Bloomberg: Silver files Summary judgement in Transition tax case

Monte Silver
By Monte Silver

May 15, 2020, 2:13 PM

· Case centers on whether officials followed procedures when issuing regulations


· Regulations would harm small business owners, filings say

A federal court should delay the enforcement against small businesses of regulations on repatriation of foreign profits until the IRS and Treasury Department have complied with procedural requirements, according to a new court filing.


Monte Silver and his company, Monte Silver Ltd., made that argument in a memorandum supporting their motion for summary judgement both filed on Friday at the U.S. District Court for the District of Columbia.

The lawsuit centers on whether federal officials followed the proper procedures when issuing regulations implementing tax code Section 965 . The section, created by the 2017 tax law, requires U.S. shareholders of certain foreign corporations to pay a “transition tax” on the corporations’ untaxed foreign earnings as if the earnings had been brought back to the U.S.

According to the filings, Silver and other small business owners emailed or submitted comments to the IRS and Treasury arguing that the statute and proposed regulations would continue to cause them “tremendous harm.”

The Argument

Silver, a U.S. citizen with an accounting and law firm in Israel, argued that the department and the IRS didn’t comply with the Regulatory Flexibility Act. The act generally requires an agency to provide an analysis alongside its regulations describing what the agency has done to minimize the economic impact of its rules on small entities while remaining faithful to the statutes.

The act, however, allows the head of the agency to certify that the rule wouldn’t have a “significant economic impact on a substantial number of small entities” in lieu of providing the analysis, as long as the agency factually supports that certification.
While Treasury issued such a certification alongside its regulations, it didn’t provide the required support, according to Silver.

“There is not an iota of evidence in the administrative record, not a single document or email, which supports the certification that the rule would not, if promulgated, have a significant economic impact on a substantial number of small entities,” wrote Silver and his company.

They also argued that Treasury failed to issue a required certification under the Paperwork Reduction Act affirming that its proposed regulations reduce reporting compliance burdens on small businesses. They said a checklist from federal officials titled “Paperwork Reduction Act Submission” didn’t qualify as a certification.

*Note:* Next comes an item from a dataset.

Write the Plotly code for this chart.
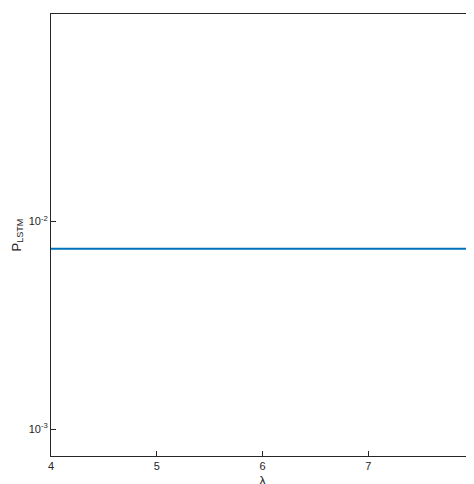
import plotly.graph_objects as go

lam = [4, 5, 6, 7, 8]
p_lstm = [0.0074, 0.0074, 0.0074, 0.0074, 0.0074]
xticks = [4, 5, 6, 7, 8]
yticks = [0.001, 0.01, 0.1]
ytext = ["10<sup>-3</sup>", "10<sup>-2</sup>", "10<sup>-1</sup>"]

fig = go.Figure(go.Scatter(x=lam, y=p_lstm, mode="lines",
                           line=dict(color="#0072BD", width=2)))
ax = dict(showline=True, linecolor="#262626", mirror=True, ticks="inside",
          ticklen=5, tickcolor="#262626", showgrid=False, zeroline=False,
          tickfont=dict(family="Liberation Sans, Arial", size=11, color="#262626"))
fig.update_xaxes(range=[4, 8], tickvals=xticks, title=dict(text="λ", standoff=4,
                 font=dict(size=13, color="#262626")), **ax)
fig.update_yaxes(type="log", range=[-3.13, -1], tickvals=yticks, ticktext=ytext,
                 title=dict(text="P<sub>LSTM</sub>", standoff=4,
                            font=dict(size=13, color="#262626")), **ax)
fig.update_layout(width=474, height=484, plot_bgcolor="white", paper_bgcolor="white",
                  margin=dict(l=43, r=6, t=5, b=36), showlegend=False,
                  font=dict(family="Liberation Sans, Arial"))
fig.write_html("out.html")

These purported violations of the Regulatory Flexibility Act and Paperwork Reduction Act “constitute a breach” of Treasury and the IRS’s responsibilities under the Administrative Procedure Act, which prohibits federal agencies from issuing regulations that are “arbitrary, capricious, an abuse of discretion, or otherwise not in accordance with law,” they said.

What Would a Win Mean?

A crucial question is whether the court would delay enforcing the regulations, even if it finds that federal officials didn’t meet their obligations. The court earlier held that the lawsuit wasn’t blocked by the Anti-Injunction Act, a law that generally prohibits lawsuits aimed at restraining tax assessment or collection, because the suit wasn’t focused on tax collection, but instead asked for an order for Treasury to do the regulatory and paperwork law analyses.

Judge Amit P. Mehta wrote that he didn’t need to decide whether the Anti-Injunction Act would allow him to halt enforcement of the regulations until he decided whether Treasury and the IRS met their obligations.

The government has until July 20 to respond.

Lawrence Marc Zell of Zell, Aron & Co. represented Monte Silver and Monte Silver Ltd.


The case is Silver v. Internal Revenue Service, D.D.C., No. 1:19-cv-00247, memorandum supporting summary judgment motion filed 5/15/20.